Copy the material that follows word for word and omit its pictures.

### Information provided

---+---

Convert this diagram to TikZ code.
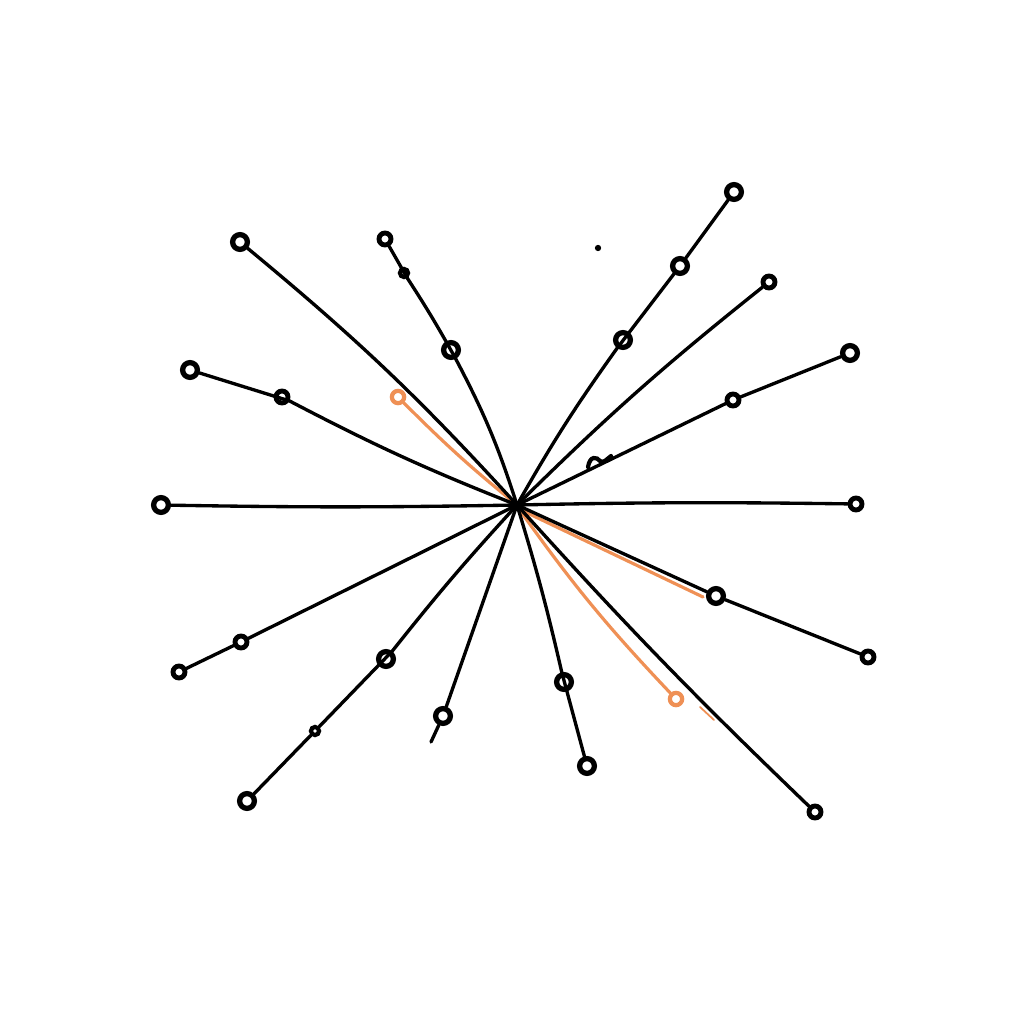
\documentclass[tikz,border=0pt]{standalone}
\usetikzlibrary{positioning}
\definecolor{penorange}{HTML}{EF9055}
\tikzset{
  ring/.style={circle, draw=black, line width=1.5pt, inner sep=0pt, minimum size=4.2pt},
  midring/.style={ring, line width=1.4pt, minimum size=3.4pt},
  tinyring/.style={ring, line width=1.2pt, minimum size=2.3pt},
  orangering/.style={ring, draw=penorange, line width=1.2pt, minimum size=3.5pt},
  ray/.style={line width=0.95pt, line cap=round},
  orangeray/.style={ray, draw=penorange, line width=0.9pt},
}

\begin{document}
\begin{tikzpicture}[x=0.1mm, y=-0.1mm]
\useasboundingbox [fill=white] (0, 0) rectangle (1024, 1024);
\coordinate (c) at (517, 505);
% rings on the rays
\node [ring] (a1) at (240, 242) {};
\node [ring] (b1) at (451, 350) {};
\node [tinyring] (b2) at (404, 273) {};
\node [midring] (b3) at (385, 239) {};
\node [ring] (c1) at (623, 340) {};
\node [ring] (c2) at (680, 266) {};
\node [ring] (c3) at (734, 192) {};
\node [midring] (d1) at (769, 282) {};
\node [midring] (e1) at (733, 400) {};
\node [ring] (e2) at (850, 353) {};
\node [midring] (f1) at (856, 504) {};
\node [ring] (g1) at (716, 596) {};
\node [midring] (g2) at (868, 657) {};
\node [midring] (h1) at (815, 812) {};
\node [ring] (i1) at (564, 682) {};
\node [ring] (i2) at (587, 766) {};
\node [ring] (j1) at (443, 716) {};
\coordinate (j2) at (431, 742);
\node [ring] (k1) at (386, 659) {};
\node [tinyring] (k2) at (315, 731) {};
\node [ring] (k3) at (247, 801) {};
\node [midring] (l1) at (241, 642) {};
\node [midring] (l2) at (179, 672) {};
\node [ring] (m1) at (161, 505) {};
\node [midring] (n1) at (282, 397) {};
\node [ring] (n2) at (190, 370) {};
\node [orangering] (o1) at (398, 397) {};
\node [orangering] (o2) at (676, 699) {};
\coordinate (o0) at (519, 509);
\coordinate (o3) at (700, 707);
\coordinate (o4) at (714, 720);
\coordinate (o5) at (703, 597);
% orange strokes
\draw [orangeray] (c) to [bend left=3] (o1);
\draw [orangeray] (o0) to [bend right=4] (o2);
\draw [orangeray, line width=0.5pt] (o3) -- (o4);
\draw [orangeray] (o0) -- (o5);
% black rays
\draw [ray] (c) to [bend right=4] (a1);
\draw [ray] (c) to [bend right=5] (b1) to [bend right=2] (b2) -- (b3);
\draw [ray] (c) to [bend left=3] (c1) -- (c2) -- (c3);
\draw [ray] (c) to [bend left=3] (d1);
\draw [ray] (c) -- (e1) -- (e2);
\draw [ray] (c) to [bend left=1] (f1);
\draw [ray] (c) -- (g1) -- (g2);
\draw [ray] (c) to [bend right=2] (h1);
\draw [ray] (c) to [bend left=2] (i1) -- (i2);
\draw [ray] (c) -- (j1) -- (j2);
\draw [ray] (c) to [bend right=2] (k1) -- (k2) -- (k3);
\draw [ray] (c) -- (l1) -- (l2);
\draw [ray] (c) to [bend left=1] (m1);
\draw [ray] (c) to [bend left=3] (n1) -- (n2);
% squiggle and stray dot
\draw [ray, line width=1.2pt] (588, 467) .. controls (590, 455) and (597, 457) .. (600, 461) .. controls (603, 464) and (607, 459) .. (611, 456);
\fill (598, 248) circle (0.9pt);
\end{tikzpicture}
\end{document}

---+---

### Solution below
Convert this diagram to TikZ code.
\documentclass[tikz,border=0pt]{standalone}
\usetikzlibrary{positioning}
\definecolor{penorange}{HTML}{EF9055}
\tikzset{
  ring/.style={circle, draw=black, line width=1.5pt, inner sep=0pt, minimum size=4.2pt},
  midring/.style={ring, line width=1.4pt, minimum size=3.4pt},
  tinyring/.style={ring, line width=1.2pt, minimum size=2.3pt},
  orangering/.style={ring, draw=penorange, line width=1.2pt, minimum size=3.5pt},
  ray/.style={line width=0.95pt, line cap=round},
  orangeray/.style={ray, draw=penorange, line width=0.9pt},
}

\begin{document}
\begin{tikzpicture}[x=0.1mm, y=-0.1mm]
\useasboundingbox [fill=white] (0, 0) rectangle (1024, 1024);
\coordinate (c) at (517, 505);
% rings on the rays
\node [ring] (a1) at (240, 242) {};
\node [ring] (b1) at (451, 350) {};
\node [tinyring] (b2) at (404, 273) {};
\node [midring] (b3) at (385, 239) {};
\node [ring] (c1) at (623, 340) {};
\node [ring] (c2) at (680, 266) {};
\node [ring] (c3) at (734, 192) {};
\node [midring] (d1) at (769, 282) {};
\node [midring] (e1) at (733, 400) {};
\node [ring] (e2) at (850, 353) {};
\node [midring] (f1) at (856, 504) {};
\node [ring] (g1) at (716, 596) {};
\node [midring] (g2) at (868, 657) {};
\node [midring] (h1) at (815, 812) {};
\node [ring] (i1) at (564, 682) {};
\node [ring] (i2) at (587, 766) {};
\node [ring] (j1) at (443, 716) {};
\coordinate (j2) at (431, 742);
\node [ring] (k1) at (386, 659) {};
\node [tinyring] (k2) at (315, 731) {};
\node [ring] (k3) at (247, 801) {};
\node [midring] (l1) at (241, 642) {};
\node [midring] (l2) at (179, 672) {};
\node [ring] (m1) at (161, 505) {};
\node [midring] (n1) at (282, 397) {};
\node [ring] (n2) at (190, 370) {};
\node [orangering] (o1) at (398, 397) {};
\node [orangering] (o2) at (676, 699) {};
\coordinate (o0) at (519, 509);
\coordinate (o3) at (700, 707);
\coordinate (o4) at (714, 720);
\coordinate (o5) at (703, 597);
% orange strokes
\draw [orangeray] (c) to [bend left=3] (o1);
\draw [orangeray] (o0) to [bend right=4] (o2);
\draw [orangeray, line width=0.5pt] (o3) -- (o4);
\draw [orangeray] (o0) -- (o5);
% black rays
\draw [ray] (c) to [bend right=4] (a1);
\draw [ray] (c) to [bend right=5] (b1) to [bend right=2] (b2) -- (b3);
\draw [ray] (c) to [bend left=3] (c1) -- (c2) -- (c3);
\draw [ray] (c) to [bend left=3] (d1);
\draw [ray] (c) -- (e1) -- (e2);
\draw [ray] (c) to [bend left=1] (f1);
\draw [ray] (c) -- (g1) -- (g2);
\draw [ray] (c) to [bend right=2] (h1);
\draw [ray] (c) to [bend left=2] (i1) -- (i2);
\draw [ray] (c) -- (j1) -- (j2);
\draw [ray] (c) to [bend right=2] (k1) -- (k2) -- (k3);
\draw [ray] (c) -- (l1) -- (l2);
\draw [ray] (c) to [bend left=1] (m1);
\draw [ray] (c) to [bend left=3] (n1) -- (n2);
% squiggle and stray dot
\draw [ray, line width=1.2pt] (588, 467) .. controls (590, 455) and (597, 457) .. (600, 461) .. controls (603, 464) and (607, 459) .. (611, 456);
\fill (598, 248) circle (0.9pt);
\end{tikzpicture}
\end{document}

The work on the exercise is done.